Greek Australian author Arthur Antonopoulos returns with Dark Salonica, a novel that positions Thessaloniki not simply as a backdrop, but as a living presence shaped by memory, myth and buried histories.
Following Dark Athens, Antonopoulos’ latest work shifts north, into a city he describes as carrying a distinctly haunting energy. “Moving the story from Athens to Thessaloniki felt like a natural evolution rather than a change of scenery,” he explains. “Dark Athens explored deception and truth through the hidden symbols of the capital, while Thessaloniki is a city of ghosts – Byzantine, Ottoman, Jewish and modern – all layered beneath the surface.”

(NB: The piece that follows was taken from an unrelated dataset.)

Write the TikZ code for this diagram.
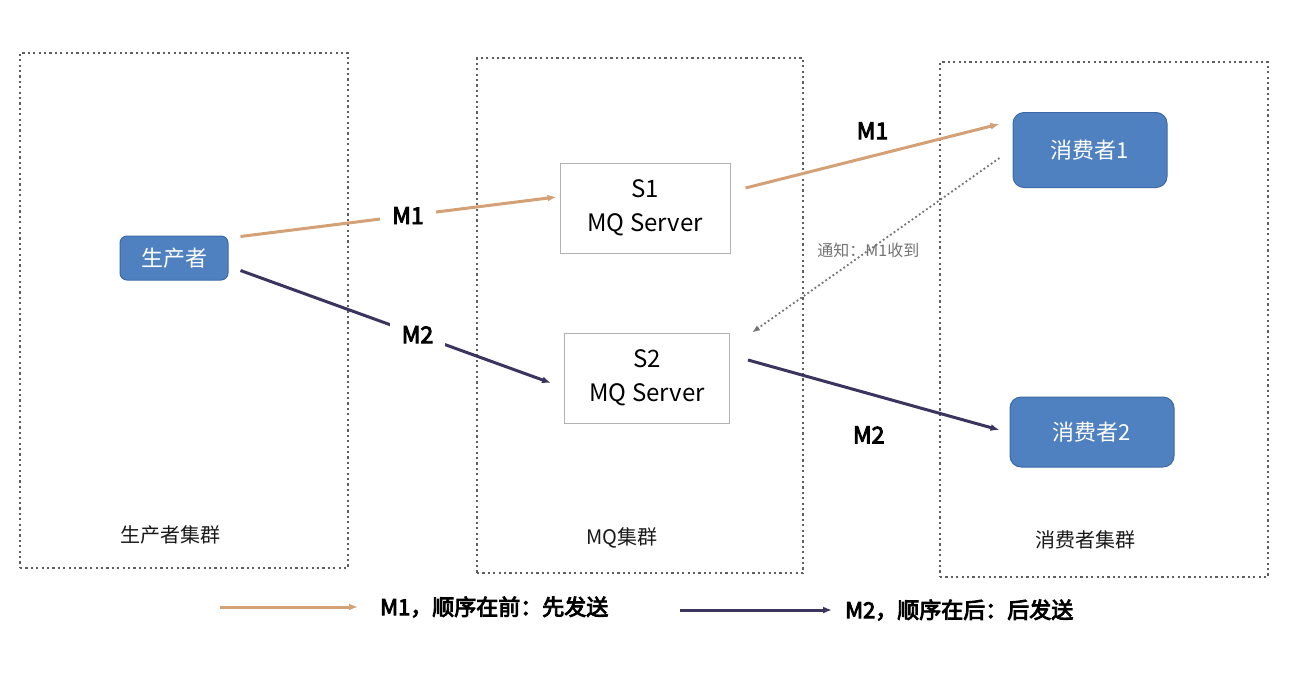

That layered identity became central to the novel. Antonopoulos says what fascinated him most was how fragmented yet complete the city feels. “Myth and history blur here,” he says. “The towers, tunnels and the sea reflect the characters’ own conflicts. In Dark Salonica, Thessaloniki isn’t just a setting – it’s a living presence that challenges both readers and characters to confront what lies beneath.”

While the novel blends crime, historical mystery and existential reflection, Antonopoulos says – remains the driving force of his storytelling. “The historical mystery still drives the story – that’s where my heart is,” he says, describing the long hours spent researching connections between the ancient and modern worlds. At the same time, the existential dimension deepened organically. “Writing these books means disappearing into the characters’ emotions and voices,” he explains. “Many scenes were written exactly where they take place, and that gave me a kind of raw authenticity.”

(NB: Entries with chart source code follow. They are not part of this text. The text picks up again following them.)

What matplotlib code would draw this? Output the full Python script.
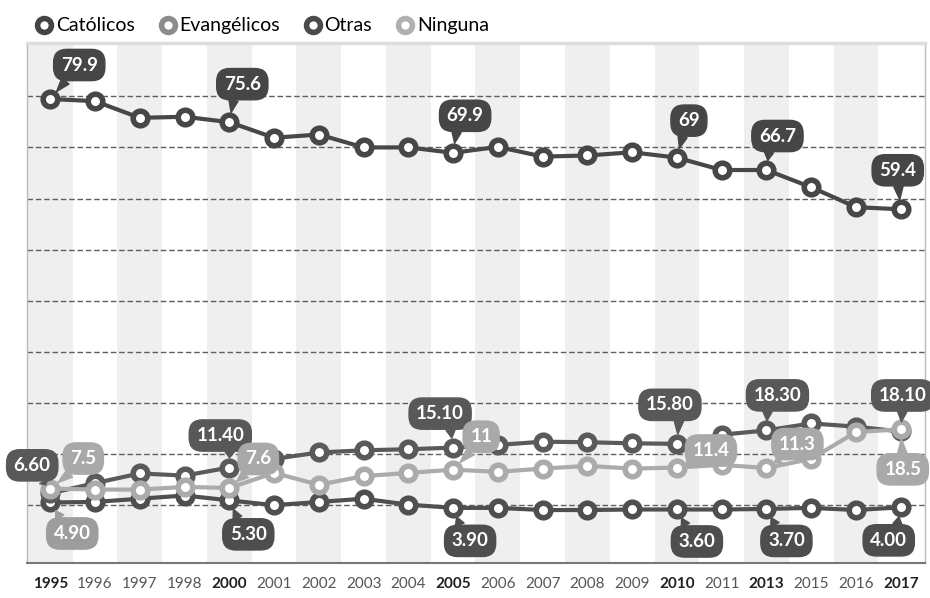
import numpy as np
import matplotlib.pyplot as plt
from matplotlib.lines import Line2D

plt.rcParams['font.family'] = ['Lato', 'DejaVu Sans']

years = ['1995', '1996', '1997', '1998', '2000', '2001', '2002', '2003', '2004', '2005',
         '2006', '2007', '2008', '2009', '2010', '2011', '2013', '2015', '2016', '2017']
bold_years = ['1995', '2000', '2005', '2010', '2013', '2017']

catolicos = [79.9, 79.5, 76.4, 76.6, 75.6, 72.7, 73.3, 70.9, 70.9, 69.9,
             71.0, 69.2, 69.4, 70.0, 69.0, 66.7, 66.7, 63.5, 59.8, 59.4]
evangelicos = [6.6, 8.5, 10.3, 9.9, 11.4, 13.0, 14.2, 14.6, 14.8, 15.1,
               15.6, 16.2, 16.1, 15.9, 15.8, 17.5, 18.3, 19.6, 19.0, 18.1]
otras = [4.9, 5.0, 5.6, 6.2, 5.3, 4.4, 5.0, 5.6, 4.5, 3.9,
         3.9, 3.5, 3.5, 3.6, 3.6, 3.6, 3.7, 3.9, 3.5, 4.0]
ninguna = [7.5, 7.3, 7.3, 7.8, 7.6, 10.4, 8.2, 9.8, 10.4, 11.0,
           10.6, 11.2, 11.7, 11.2, 11.4, 11.9, 11.3, 13.0, 18.0, 18.5]

# (índice del año, texto, desplazamiento en px)
cat_labels = [(0, '79.9', (29, 34)), (4, '75.6', (13, 38)), (9, '69.9', (12, 37)),
              (14, '69', (12, 37)), (16, '66.7', (11, 34)), (19, '59.4', (-3, 39))]
eva_labels = [(0, '6.60', (-18, 28)), (4, '11.40', (-9, 32)), (9, '15.10', (-13, 34)),
              (14, '15.80', (-7, 39)), (16, '18.30', (11, 35)), (19, '18.10', (2, 36))]
nin_labels = [(0, '7.5', (33, 30)), (4, '7.6', (29, 29)), (9, '11', (28, 33)),
              (14, '11.4', (34, 17)), (16, '11.3', (31, 24)), (19, '18.5', (2, -40))]
otr_labels = [(0, '4.90', (22, -31)), (4, '5.30', (19, -34)), (9, '3.90', (17, -33)),
              (14, '3.60', (20, -32)), (16, '3.70', (20, -32)), (19, '4.00', (-12, -33))]

fig = plt.figure(figsize=(9.3, 5.98), dpi=100)
ax = fig.add_axes([0.029, 0.0585, 0.966, 0.8695])

x = np.arange(len(years))
ax.set_xlim(-0.52, 19.55)
ax.set_ylim(-6.35, 90.3)

# franjas alternas por año
for i in x:
    if i % 2 == 0:
        ax.axvspan(i - 0.5, i + 0.5, color='#efefef', lw=0, zorder=0)

for g in np.linspace(4.4, 80.4, 9):
    ax.axhline(g, color='#5e5e5e', lw=1.0, ls=(0, (4, 2)), zorder=1)

series = [
    (catolicos, '#474747', cat_labels, '#464646'),
    (otras, '#4f4f4f', otr_labels, '#4e4e4e'),
    (evangelicos, '#5a5a5a', eva_labels, '#585858'),
    (ninguna, '#ababab', nin_labels, '#a9a9a9'),
]

for k, (vals, col, labs, lcol) in enumerate(series):
    ax.plot(x, vals, color=col, lw=3, marker='o', markersize=10.5,
            markerfacecolor='white', markeredgecolor=col, markeredgewidth=4,
            zorder=3 + k)

for k, (vals, col, labs, lcol) in enumerate(series):
    for i, txt, off in labs:
        c = lcol
        if vals is otras and i == 0:
            c = '#9d9d9d'
        rx = 0.3 if off[0] > 5 else (0.7 if off[0] < -5 else 0.5)
        ry = 0.0 if off[1] > 0 else 1.0
        ax.annotate(txt, (x[i], vals[i]), xytext=off, textcoords='offset pixels',
                    ha='center', va='center', fontsize=13.5, fontweight='bold',
                    color='white',
                    bbox=dict(boxstyle='round,pad=0.38,rounding_size=0.7', fc=c, ec=c),
                    arrowprops=dict(arrowstyle='wedge,tail_width=0.5,shrink_factor=0.5',
                                    fc=c, ec=c, shrinkA=0, shrinkB=7,
                                    relpos=(rx, ry)),
                    zorder=20, annotation_clip=False)

ax.set_yticks([])
ax.set_xticks(x)
ax.set_xticklabels(years)
ax.tick_params(axis='x', length=0, pad=10, labelsize=11, labelcolor='#555555')
for lab in ax.get_xticklabels():
    if lab.get_text() in bold_years:
        lab.set_fontweight('bold')
        lab.set_color('#222222')

for s in ['left', 'right']:
    ax.spines[s].set_color('#bbbbbb')
    ax.spines[s].set_linewidth(1)
ax.spines['top'].set_color('#dddddd')
ax.spines['top'].set_linewidth(2.5)
ax.spines['bottom'].set_color('#777777')
ax.spines['bottom'].set_linewidth(1.5)

names = ['Católicos', 'Evangélicos', 'Otras', 'Ninguna']
legend_colors = ['#444444', '#8c8c8c', '#4a4a4a', '#b0b0b0']
handles = [Line2D([], [], ls='none', marker='o', markersize=10,
                  markerfacecolor='white', markeredgecolor=c, markeredgewidth=4)
           for c in legend_colors]
fig.legend(handles, names, loc='upper left', bbox_to_anchor=(0.018, 1.0), ncol=4,
           frameon=False, fontsize=14, handletextpad=0.1, columnspacing=1.2,
           handlelength=1.0)

fig.savefig('out.png', dpi=100)
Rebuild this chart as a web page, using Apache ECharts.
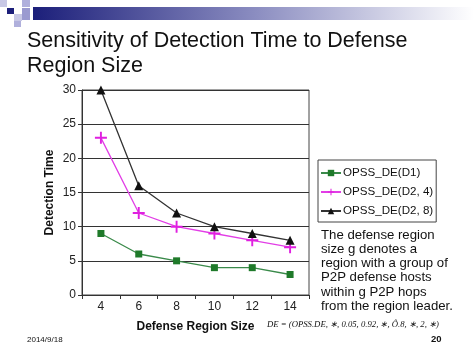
<!DOCTYPE html>
<html><head><meta charset="utf-8">
<script src="https://cdn.jsdelivr.net/npm/echarts@6/dist/echarts.min.js"></script>
<style>html,body{margin:0;padding:0;background:#fff}#c{width:474px;height:355px}</style>
</head><body><div id="c"></div>
<script>
const categories = ['4','6','8','10','12','14'];
const seriesNames = ['OPSS_DE(D1)','OPSS_DE(D2, 4)','OPSS_DE(D2, 8)'];
const d1 = [9, 6, 5, 4, 4, 3];
const d24 = [23, 12, 10, 9, 8, 7];
const d28 = [30, 16, 12, 10, 9, 8];
const yTicks = [0,5,10,15,20,25,30];

const plus = 'path://M4.2,0h1.6v4.2h4.2v1.6h-4.2v4.2h-1.6v-4.2h-4.2v-1.6h4.2z';
const font = 'Liberation Sans, Arial, sans-serif';
const chart = echarts.init(document.getElementById('c'));
chart.setOption({
  animation:false,
  backgroundColor:'#fff',
  grid:{left:82,top:90,width:227,height:205,show:true,borderColor:'#444',borderWidth:1,backgroundColor:'#fff'},
  xAxis:{type:'category',data:categories,boundaryGap:true,
    name:'Defense Region Size',nameLocation:'middle',nameGap:26,
    nameTextStyle:{fontFamily:font,fontWeight:'bold',fontSize:12,color:'#111'},
    axisLine:{lineStyle:{color:'#333'}},axisTick:{show:true,length:4,lineStyle:{color:'#333'}},
    axisLabel:{fontFamily:font,fontSize:12,color:'#222',margin:6}},
  yAxis:{type:'value',min:yTicks[0],max:yTicks[yTicks.length-1],interval:5,
    name:'Detection Time',nameLocation:'middle',nameGap:26,nameRotate:90,
    nameTextStyle:{fontFamily:font,fontWeight:'bold',fontSize:12,color:'#111'},
    axisLine:{show:true,lineStyle:{color:'#333'}},axisTick:{show:true,length:4,lineStyle:{color:'#333'}},
    axisLabel:{fontFamily:font,fontSize:12,color:'#222',margin:6},
    splitLine:{lineStyle:{color:'#333',width:1}}},
  legend:{orient:'vertical',left:318,top:160,itemWidth:20,itemHeight:8,itemGap:7,
    padding:[7,3,5,2],borderColor:'#444',borderWidth:1,
    textStyle:{fontFamily:font,fontSize:11.6,color:'#111',padding:[0,0,0,-3]},
    data:seriesNames},
  series:[
    {name:seriesNames[0],type:'line',data:d1,symbol:'rect',symbolSize:7,
      lineStyle:{color:'#3a8a4a',width:1.3},itemStyle:{color:'#1f7a2a'}},
    {name:seriesNames[1],type:'line',data:d24,symbol:plus,symbolSize:12,
      lineStyle:{color:'#e23ee6',width:1.3},itemStyle:{color:'#e020e0'}},
    {name:seriesNames[2],type:'line',data:d28,symbol:'triangle',symbolSize:9,
      lineStyle:{color:'#333',width:1.3},itemStyle:{color:'#111'}}
  ],
  graphic:[
    {type:'rect',shape:{x:33,y:7,width:441,height:13},style:{fill:new echarts.graphic.LinearGradient(0,0,1,0,[{offset:0,color:'#1c1f7a'},{offset:0.5,color:'#8a8cc0'},{offset:1,color:'#ffffff'}])}},
    {type:'rect',shape:{x:7,y:8,width:7,height:6},style:{fill:'#1c1f7a'}},
    {type:'rect',shape:{x:0,y:0,width:7,height:7},style:{fill:'#c8c8e6'}},
    {type:'rect',shape:{x:14,y:14,width:8,height:7},style:{fill:'#c8c8e6'}},
    {type:'rect',shape:{x:22,y:0,width:8,height:7},style:{fill:'#b0b0dc'}},
    {type:'rect',shape:{x:22,y:8,width:8,height:12},style:{fill:'#9a9ad0'}},
    {type:'rect',shape:{x:14,y:21,width:7,height:6},style:{fill:'#b0b0dc'}},
    {type:'text',left:27,top:29,style:{text:'Sensitivity of Detection Time to Defense\nRegion Size',font:'21.5px '+font,fill:'#111',lineHeight:25}},
    {type:'text',left:321,top:228,style:{text:'The defense region\nsize g denotes a\nregion with a group of\nP2P defense hosts\nwithin g P2P hops\nfrom the region leader.',font:'13.2px '+font,fill:'#111',lineHeight:14.2}},
    {type:'text',left:267,top:320,style:{text:'DE = (OPSS.DE, ∗, 0.05, 0.92, ∗, Ô.8, ∗, 2, ∗)',font:'italic 8.7px Liberation Serif, serif',fill:'#111'}},
    {type:'text',left:27,top:336,style:{text:'2014/9/18',font:'8px '+font,fill:'#111'}},
    {type:'text',left:431,top:334,style:{text:'20',font:'bold 9.5px '+font,fill:'#111'}}
  ]
});
</script></body></html>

Readers will encounter the return of Ariadne and Aliatis, characters who have matured since Dark Athens, but who are also more exposed. “They’ve both grown, but the weight of secrets still defines them,” Antonopoulos says, noting that Aliatis’ true intentions remain deliberately ambiguous. Drawn into a conspiracy rooted in the Byzantine world, the pair must navigate a space where truth and deception are inseparable. “Their journey this time is about what knowledge costs,” he says. “Sometimes truth destroys more than it reveals.”

Thessaloniki’s hidden histories play a powerful role throughout the novel. Antonopoulos speaks of countless hours spent wandering its museums, courtyards and sea walls. “From underground catacombs to arcane churches and the aftermath of a disastrous fire, the city never stops revealing new layers,” he says. One detail that particularly struck him was learning that Thessaloniki expanded seawards by more than a hundred metres in the early 20th century. “It captures the spirit of buried lives and forgotten truths,” he adds – an idea that runs quietly but persistently through the book.

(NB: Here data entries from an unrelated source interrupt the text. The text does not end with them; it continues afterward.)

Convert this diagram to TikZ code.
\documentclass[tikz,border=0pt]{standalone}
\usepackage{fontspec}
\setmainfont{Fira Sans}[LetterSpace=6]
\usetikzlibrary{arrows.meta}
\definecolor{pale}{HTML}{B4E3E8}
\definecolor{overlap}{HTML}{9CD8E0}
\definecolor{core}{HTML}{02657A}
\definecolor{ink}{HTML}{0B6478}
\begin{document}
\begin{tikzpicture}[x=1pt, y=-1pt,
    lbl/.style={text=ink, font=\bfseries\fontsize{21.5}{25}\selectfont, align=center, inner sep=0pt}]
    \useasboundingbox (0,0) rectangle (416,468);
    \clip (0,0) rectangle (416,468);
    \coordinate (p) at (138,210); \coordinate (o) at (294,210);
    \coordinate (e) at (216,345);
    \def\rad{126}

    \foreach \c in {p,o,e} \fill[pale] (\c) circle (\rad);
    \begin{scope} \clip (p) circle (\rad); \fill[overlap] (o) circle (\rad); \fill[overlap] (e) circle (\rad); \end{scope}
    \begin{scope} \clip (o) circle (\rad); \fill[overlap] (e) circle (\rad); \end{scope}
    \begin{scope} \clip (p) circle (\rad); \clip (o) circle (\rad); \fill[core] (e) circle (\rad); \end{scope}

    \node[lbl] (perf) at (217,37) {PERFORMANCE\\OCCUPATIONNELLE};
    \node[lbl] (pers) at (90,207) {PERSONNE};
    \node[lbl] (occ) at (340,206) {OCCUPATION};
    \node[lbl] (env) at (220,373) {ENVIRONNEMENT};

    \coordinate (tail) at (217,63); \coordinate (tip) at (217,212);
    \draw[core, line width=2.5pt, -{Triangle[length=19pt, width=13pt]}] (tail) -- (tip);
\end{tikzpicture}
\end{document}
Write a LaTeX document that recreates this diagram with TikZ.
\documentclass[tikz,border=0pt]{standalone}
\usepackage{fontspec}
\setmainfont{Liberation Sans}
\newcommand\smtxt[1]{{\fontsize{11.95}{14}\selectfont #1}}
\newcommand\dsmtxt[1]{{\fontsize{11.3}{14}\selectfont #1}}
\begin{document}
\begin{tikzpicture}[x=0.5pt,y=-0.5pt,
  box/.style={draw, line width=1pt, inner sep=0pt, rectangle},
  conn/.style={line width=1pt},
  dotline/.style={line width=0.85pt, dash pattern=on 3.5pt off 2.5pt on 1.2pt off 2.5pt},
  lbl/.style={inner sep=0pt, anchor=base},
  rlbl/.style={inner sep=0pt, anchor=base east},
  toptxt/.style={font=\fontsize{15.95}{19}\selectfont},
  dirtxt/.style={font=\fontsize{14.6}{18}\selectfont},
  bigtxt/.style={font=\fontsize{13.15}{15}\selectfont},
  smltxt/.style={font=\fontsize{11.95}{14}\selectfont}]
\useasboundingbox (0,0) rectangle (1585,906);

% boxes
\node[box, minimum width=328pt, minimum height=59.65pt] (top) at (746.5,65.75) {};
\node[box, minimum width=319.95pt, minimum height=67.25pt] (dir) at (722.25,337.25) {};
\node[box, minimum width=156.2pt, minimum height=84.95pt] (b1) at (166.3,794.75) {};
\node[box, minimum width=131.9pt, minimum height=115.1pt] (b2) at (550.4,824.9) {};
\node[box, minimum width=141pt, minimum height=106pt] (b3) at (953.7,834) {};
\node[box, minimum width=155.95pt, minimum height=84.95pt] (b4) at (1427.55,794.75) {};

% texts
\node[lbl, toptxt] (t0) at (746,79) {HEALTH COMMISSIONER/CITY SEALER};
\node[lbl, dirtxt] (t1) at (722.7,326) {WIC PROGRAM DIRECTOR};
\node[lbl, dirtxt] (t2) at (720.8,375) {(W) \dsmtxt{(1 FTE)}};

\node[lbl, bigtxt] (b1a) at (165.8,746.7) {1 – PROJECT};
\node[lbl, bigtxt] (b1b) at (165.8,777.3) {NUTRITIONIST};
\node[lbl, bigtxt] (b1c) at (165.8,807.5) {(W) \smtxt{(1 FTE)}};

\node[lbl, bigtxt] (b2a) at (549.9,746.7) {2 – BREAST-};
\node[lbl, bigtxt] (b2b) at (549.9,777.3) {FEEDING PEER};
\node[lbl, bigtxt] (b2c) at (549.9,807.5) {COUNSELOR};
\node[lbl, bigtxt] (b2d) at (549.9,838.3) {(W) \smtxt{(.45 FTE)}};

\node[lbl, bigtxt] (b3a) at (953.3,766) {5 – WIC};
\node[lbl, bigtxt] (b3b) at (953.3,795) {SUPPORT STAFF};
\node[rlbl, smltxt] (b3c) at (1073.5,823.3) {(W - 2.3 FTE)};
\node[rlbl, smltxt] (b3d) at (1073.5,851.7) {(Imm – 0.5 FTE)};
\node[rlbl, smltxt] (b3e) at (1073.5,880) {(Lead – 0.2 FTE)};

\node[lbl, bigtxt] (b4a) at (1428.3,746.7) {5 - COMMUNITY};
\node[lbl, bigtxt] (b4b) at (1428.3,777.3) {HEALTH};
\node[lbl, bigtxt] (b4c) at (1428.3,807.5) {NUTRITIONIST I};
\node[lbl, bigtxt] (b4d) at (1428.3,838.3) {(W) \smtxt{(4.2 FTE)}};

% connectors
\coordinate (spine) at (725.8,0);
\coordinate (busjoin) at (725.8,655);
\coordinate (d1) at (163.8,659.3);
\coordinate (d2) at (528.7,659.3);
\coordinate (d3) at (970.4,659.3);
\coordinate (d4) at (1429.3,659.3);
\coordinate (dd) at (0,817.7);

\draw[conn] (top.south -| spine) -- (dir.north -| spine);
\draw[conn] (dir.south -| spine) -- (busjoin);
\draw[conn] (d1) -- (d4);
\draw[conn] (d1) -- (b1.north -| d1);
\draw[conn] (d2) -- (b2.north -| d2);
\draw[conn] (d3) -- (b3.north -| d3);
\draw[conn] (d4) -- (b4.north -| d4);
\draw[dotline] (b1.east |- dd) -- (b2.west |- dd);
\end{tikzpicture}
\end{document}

At the heart of Dark Salonica is the hunt for an ancient relic – the Club of Hercules – which Antonopoulos describes as deeply symbolic. “The relic represents truth and how it’s manipulated, buried or reshaped over time,” he says. As part of what he calls the “Dark” trilogy, the novel also challenges historical narratives that downplay Hellenic innovation. “I wanted to explore how philosophy, science and spirituality born in the Hellenic world evolved into Byzantium and beyond,” he explains. “The Club becomes a metaphor for that continuity – fragile, but enduring.”
For readers paying close attention, Antonopoulos confirms there is a clear thread connecting Dark Athens and Dark Salonica. “The books are building toward Dark Crete, the final part of the trilogy,” he says. “Dark Athens focused on symbolism; Dark Salonica on architecture and how physical structures hold memory. The past keeps echoing through the present. We are its continuation.”
Much has changed for the author in the four years since Dark Athens was released. Antonopoulos has completed a Master’s in Clinical Psychology, now teaches in the Psychology Department at Hellenic American University in Athens, and is shaping the direction of his PhD research. The pandemic years limited travel, but this December he will return to Australia. “I’m excited to reconnect with the Greek community and with my family and friends,” he says. “Melbourne has changed, but the sense of belonging hasn’t – especially when I walk past the streets around Lonsdale and the Queen Victoria Hospital.”

Looking ahead, Dark Crete is planned for release in 2027 and will span the entire island. Antonopoulos describes it as the culmination of everything explored so far. “It will reveal the characters’ true motives and challenge readers to think about identity, deception, and how personal history shapes belief,” he says – and how that belief, in turn, can be manipulated.
With Dark Salonica, Arthur Antonopoulos continues to merge literature, history and psychology, offering readers not just a story, but an invitation to look again at what lies beneath the surface – of cities, of narratives, and of themselves.